For our infinitely long charged wire with linear charge density λ, the electric field must be radial (pointing directly away from or towards the wire) and its magnitude can only depend on the distance 'r' from the wire. Why? Because if the field had a component parallel to the wire, or if its magnitude varied with position along the wire, it would imply some sort of preferred direction or location, which contradicts the infinite nature and uniform charge density of the wire. So, the electric field lines must be perpendicular to the wire, and they spread outwards radially.

To take advantage of this symmetry, we'll choose a cylindrical Gaussian surface. Imagine a cylinder of radius 'r' (the distance from the wire to our point of interest) and a length 'L', with the infinite wire passing right through its central axis. This cylinder has three parts: two flat end caps (top and bottom) and the curved side surface. The total electric flux through this closed cylinder is the sum of the flux through the caps and the flux through the curved surface.

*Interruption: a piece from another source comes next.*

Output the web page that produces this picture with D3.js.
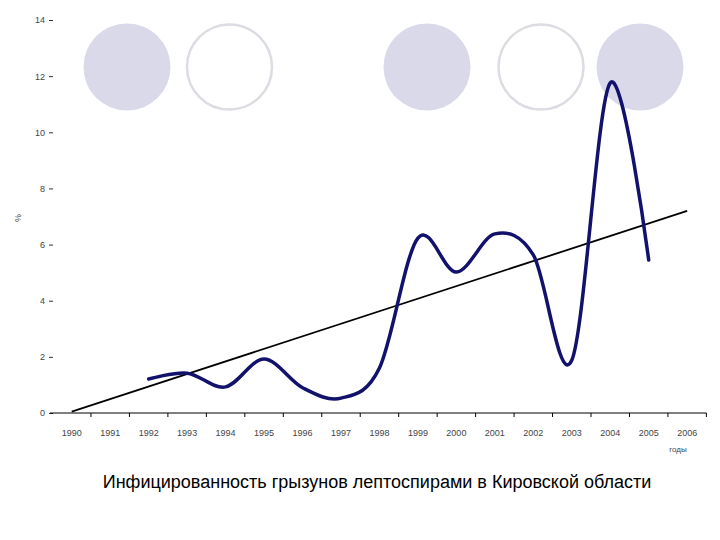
<!DOCTYPE html>
<html>
<head>
<meta charset="utf-8">
<script src="https://cdn.jsdelivr.net/npm/d3@7"></script>
<style>
  body { margin: 0; background: #fff; }
  svg { display: block; font-family: "Liberation Sans", Arial, sans-serif; }
</style>
</head>
<body>
<div id="chart"></div>
<script>
// years on the x axis
var years = ["1990", "1991", "1992", "1993", "1994", "1995", "1996", "1997", "1998",
             "1999", "2000", "2001", "2002", "2003", "2004", "2005", "2006"];

// infected rodents, % (1992..2005)
var obsYears = ["1992", "1993", "1994", "1995", "1996", "1997", "1998",
                "1999", "2000", "2001", "2002", "2003", "2004", "2005"];
var obsValues = [1.21, 1.42, 0.93, 1.92, 0.9, 0.53, 1.6,
                 6.23, 5.02, 6.38, 5.63, 1.88, 11.76, 5.45];

// linear trend, from 1990 to 2006
var trendYears = ["1990", "2006"];
var trendValues = [0.05, 7.2];

var yTicks = [0, 2, 4, 6, 8, 10, 12, 14];

var width = 720, height = 540;

var svg = d3.select("#chart").append("svg")
    .attr("width", width)
    .attr("height", height);

// decorative circles at the top
var deco = [
    { cx: 127, filled: true },
    { cx: 229.5, filled: false },
    { cx: 427, filled: true },
    { cx: 541, filled: false },
    { cx: 640, filled: true }
];
svg.append("g").selectAll("circle")
    .data(deco)
    .enter().append("circle")
    .attr("cx", function(d) { return d.cx; })
    .attr("cy", 67)
    .attr("r", function(d) { return d.filled ? 43.5 : 42.5; })
    .style("fill", function(d) { return d.filled ? "#d9d9ea" : "#fff"; })
    .style("stroke", function(d) { return d.filled ? "none" : "#dcdce2"; })
    .style("stroke-width", 2.5);

var x = d3.scaleBand()
    .domain(years)
    .range([52.5, 706.4]);

var y = d3.scaleLinear()
    .domain([0, 14])
    .range([413, 20]);

var cx = function(yr) { return x(yr) + x.bandwidth() / 2; };

// y axis: only the little dashes and labels
var yAxis = svg.append("g")
    .attr("transform", "translate(53,0)")
    .call(d3.axisLeft(y).tickValues(yTicks).tickSize(4).tickPadding(4));
yAxis.select(".domain").remove();
yAxis.selectAll("text")
    .style("font-size", "9px")
    .style("fill", "#444");
yAxis.selectAll("line").style("stroke", "#333");

// x axis line + boundary ticks
var xg = svg.append("g");
xg.append("line")
    .attr("x1", 50).attr("x2", x.range()[1])
    .attr("y1", y(0)).attr("y2", y(0))
    .style("stroke", "#000")
    .style("stroke-width", 1);

var bounds = years.slice(1).map(function(yr) { return x(yr); });
bounds.push(x.range()[1]);
xg.selectAll(".tk")
    .data(bounds)
    .enter().append("line")
    .attr("class", "tk")
    .attr("x1", function(d) { return d; })
    .attr("x2", function(d) { return d; })
    .attr("y1", y(0))
    .attr("y2", y(0) + 4)
    .style("stroke", "#000");

xg.selectAll(".lbl")
    .data(years)
    .enter().append("text")
    .attr("class", "lbl")
    .attr("x", function(d) { return cx(d); })
    .attr("y", 436)
    .attr("text-anchor", "middle")
    .style("font-size", "9px")
    .style("fill", "#444")
    .text(function(d) { return d; });

svg.append("text")
    .attr("x", 678)
    .attr("y", 452)
    .attr("text-anchor", "middle")
    .style("font-size", "8px")
    .style("fill", "#444")
    .text("годы");

svg.append("text")
    .attr("transform", "translate(21,218) rotate(-90)")
    .attr("text-anchor", "middle")
    .style("font-size", "9px")
    .style("fill", "#444")
    .text("%");

// trend line
var trend = trendYears.map(function(yr, i) { return [cx(yr), y(trendValues[i])]; });
svg.append("path")
    .attr("d", d3.line()(trend))
    .style("fill", "none")
    .style("stroke", "#000")
    .style("stroke-width", 1.8);

// observed series, smoothed
var pts = obsYears.map(function(yr, i) { return [cx(yr), y(obsValues[i])]; });
svg.append("path")
    .attr("d", d3.line().curve(d3.curveCatmullRom.alpha(0))(pts))
    .style("fill", "none")
    .style("stroke", "#12126c")
    .style("stroke-width", 3.5)
    .style("stroke-linecap", "round");

svg.append("text")
    .attr("x", 377)
    .attr("y", 488)
    .attr("text-anchor", "middle")
    .style("font-size", "18px")
    .style("fill", "#000")
    .text("Инфицированность грызунов лептоспирами в Кировской области");
</script>
</body>
</html>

Let's analyze the flux through each part. For the two end caps, the electric field vector E is radial (perpendicular to the wire), while the area vector dA for the caps is parallel to the wire (pointing upwards for the top cap and downwards for the bottom cap). This means E and dA are perpendicular to each other on the end caps. Therefore, the dot product E ⋅ dA is zero for both caps, and so is the flux through them. That's a huge simplification!

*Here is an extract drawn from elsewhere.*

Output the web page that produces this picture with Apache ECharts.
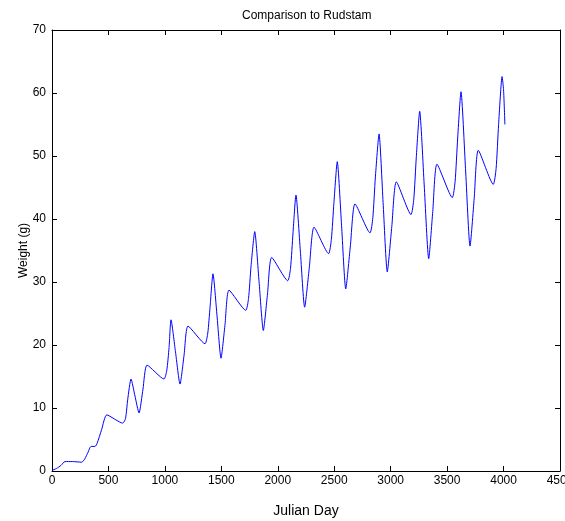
<!DOCTYPE html>
<html>
<head>
<meta charset="utf-8">
<script src="https://cdn.jsdelivr.net/npm/echarts@6/dist/echarts.min.js"></script>
<style>
html,body{margin:0;padding:0;background:#fff;}
#c{width:565px;height:521px;}
</style>
</head>
<body>
<div id="c"></div>
<script>
// Julian day (x) and weight in grams (y)
var days = [0, 40, 80, 115, 180, 263, 290, 320, 345, 381, 400, 440, 485, 626,
  651, 671, 700, 735, 771, 806, 842,
  992, 1017, 1037, 1054, 1094, 1134, 1170, 1205,
  1355, 1380, 1400, 1426, 1462, 1497, 1533, 1568,
  1716, 1741, 1763, 1796, 1834, 1872, 1909, 1946,
  2088, 2113, 2135, 2161, 2200, 2238, 2280, 2321,
  2450, 2475, 2497, 2527, 2565, 2602, 2643, 2684,
  2817, 2842, 2864, 2897, 2933, 2970, 3010, 3050,
  3180, 3205, 3227, 3257, 3297, 3337, 3373, 3410,
  3546, 3571, 3593, 3623, 3663, 3703, 3740, 3776,
  3909, 3934, 3956, 3987, 4000, 4012];
var weights = [0.1, 0.4, 0.9, 1.5, 1.5, 1.4, 1.9, 3.0, 3.9, 3.9, 4.4, 6.6, 8.9, 7.6,
  8.3, 11.4, 14.6, 11.9, 9.2, 13.0, 16.8,
  14.6, 16.0, 19.6, 24.0, 18.9, 13.8, 18.4, 23.0,
  20.2, 21.9, 26.0, 31.3, 24.6, 17.9, 23.3, 28.7,
  25.5, 27.4, 32.5, 38.0, 30.1, 22.3, 28.1, 33.9,
  30.2, 32.2, 37.8, 43.8, 34.9, 26.0, 32.4, 38.7,
  34.5, 36.8, 42.5, 49.1, 39.0, 28.9, 35.7, 42.4,
  37.8, 40.2, 46.5, 53.5, 42.6, 31.6, 38.8, 45.9,
  40.7, 43.2, 49.8, 57.1, 45.4, 33.7, 41.2, 48.7,
  43.4, 46.0, 52.7, 60.2, 48.0, 35.7, 43.3, 50.9,
  45.5, 48.0, 55.0, 62.6, 60.5, 55.0];

var titleText = 'Comparison to Rudstam';
var xName = 'Julian Day';
var yName = 'Weight (g)';

var pts = days.map(function (d, i) { return [d, weights[i]]; });

var font = 'Arial, "Liberation Sans", sans-serif';
var chart = echarts.init(document.getElementById('c'), null, {renderer: 'canvas'});
var lineStyle = {color: '#000', width: 1};
var plain = function (v) { return String(v); };
chart.setOption({
  backgroundColor: '#fff',
  animation: false,
  title: {
    text: titleText, left: 237, top: 5,
    textStyle: {fontSize: 12, fontWeight: 'normal', color: '#000', fontFamily: font}
  },
  grid: {left: 52, right: 5, top: 30, bottom: 50, containLabel: false, outerBoundsMode: 'none'},
  xAxis: [{
    type: 'value', min: 0, max: 4500, interval: 500, position: 'bottom',
    name: xName, nameLocation: 'middle', nameGap: 33, nameMoveOverlap: false,
    nameTextStyle: {fontSize: 14, color: '#000', fontFamily: font},
    axisLine: {show: true, onZero: false, lineStyle: lineStyle},
    axisTick: {show: true, inside: true, length: 5, lineStyle: lineStyle},
    axisLabel: {fontSize: 12, color: '#000', margin: 4, fontFamily: font, formatter: plain, showMaxLabel: true, hideOverlap: false},
    splitLine: {show: false}
  }, {
    type: 'value', min: 0, max: 4500, interval: 500, position: 'top',
    axisLine: {show: true, onZero: false, lineStyle: lineStyle},
    axisTick: {show: true, inside: true, length: 5, lineStyle: lineStyle},
    axisLabel: {show: false},
    splitLine: {show: false}
  }],
  yAxis: [{
    type: 'value', min: 0, max: 70, interval: 10, position: 'left',
    name: yName, nameLocation: 'middle', nameGap: 22, nameMoveOverlap: false,
    nameTextStyle: {fontSize: 12, color: '#000', fontFamily: font},
    axisLine: {show: true, onZero: false, lineStyle: lineStyle},
    axisTick: {show: true, inside: true, length: 5, lineStyle: lineStyle},
    axisLabel: {fontSize: 12, color: '#000', margin: 6, fontFamily: font, formatter: plain},
    splitLine: {show: false}
  }, {
    type: 'value', min: 0, max: 70, interval: 10, position: 'right',
    axisLine: {show: true, onZero: false, lineStyle: lineStyle},
    axisTick: {show: true, inside: true, length: 5, lineStyle: lineStyle},
    axisLabel: {show: false},
    splitLine: {show: false}
  }],
  series: [{
    type: 'line', xAxisIndex: 0, yAxisIndex: 0,
    data: pts, showSymbol: false, symbol: 'none',
    smooth: 0.2,
    lineStyle: {color: '#0000ff', width: 1}
  }]
});
</script>
</body>
</html>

Now, let's look at the curved surface. Here, the electric field vector E is radial, pointing directly outwards from the wire. The area vector dA for any small patch on the curved surface is also radial, pointing perpendicularly outwards from the surface. This means E and dA are parallel at every point on the curved surface. So, E ⋅ dA = E dA cos(0) = E dA. Since the magnitude of the electric field E is constant at a fixed distance 'r' from the wire, E is constant over the entire curved surface.

Therefore, the flux through the curved surface is ∫ E dA = E ∫ dA. The integral ∫ dA is simply the surface area of the curved part of the cylinder, which is (circumference) × (length) = (2πr) × L. So, the flux through the curved surface is E * (2πrL).

Now, we need to find the total charge enclosed within our Gaussian cylinder, Q_enclosed. Since the wire has a linear charge density λ and our cylinder has a length L, the total charge enclosed is Q_enclosed = λL.

Finally, we apply Gauss's theorem: ∮ E ⋅ dA = Q_enclosed / ε₀. We found that the total flux is E * (2πrL) (since the flux through the caps is zero). So, we have:

E * (2πrL) = (λL) / ε₀.

We can cancel out the length L from both sides (this is cool because it means the field at a distance 'r' doesn't depend on the arbitrary length of our cylinder!). Now, we just need to solve for E:

E = (λL) / (ε₀ * 2πrL)

E = λ / (2πε₀ r).

And boom! We get the exact same result as our direct calculation, but with significantly less mathematical heavy lifting. This demonstrates the incredible power and beauty of Gauss's theorem for problems with symmetry. It truly simplifies complex electrostatics scenarios, making them much more approachable. So, remember guys, when you see symmetry, think Gauss!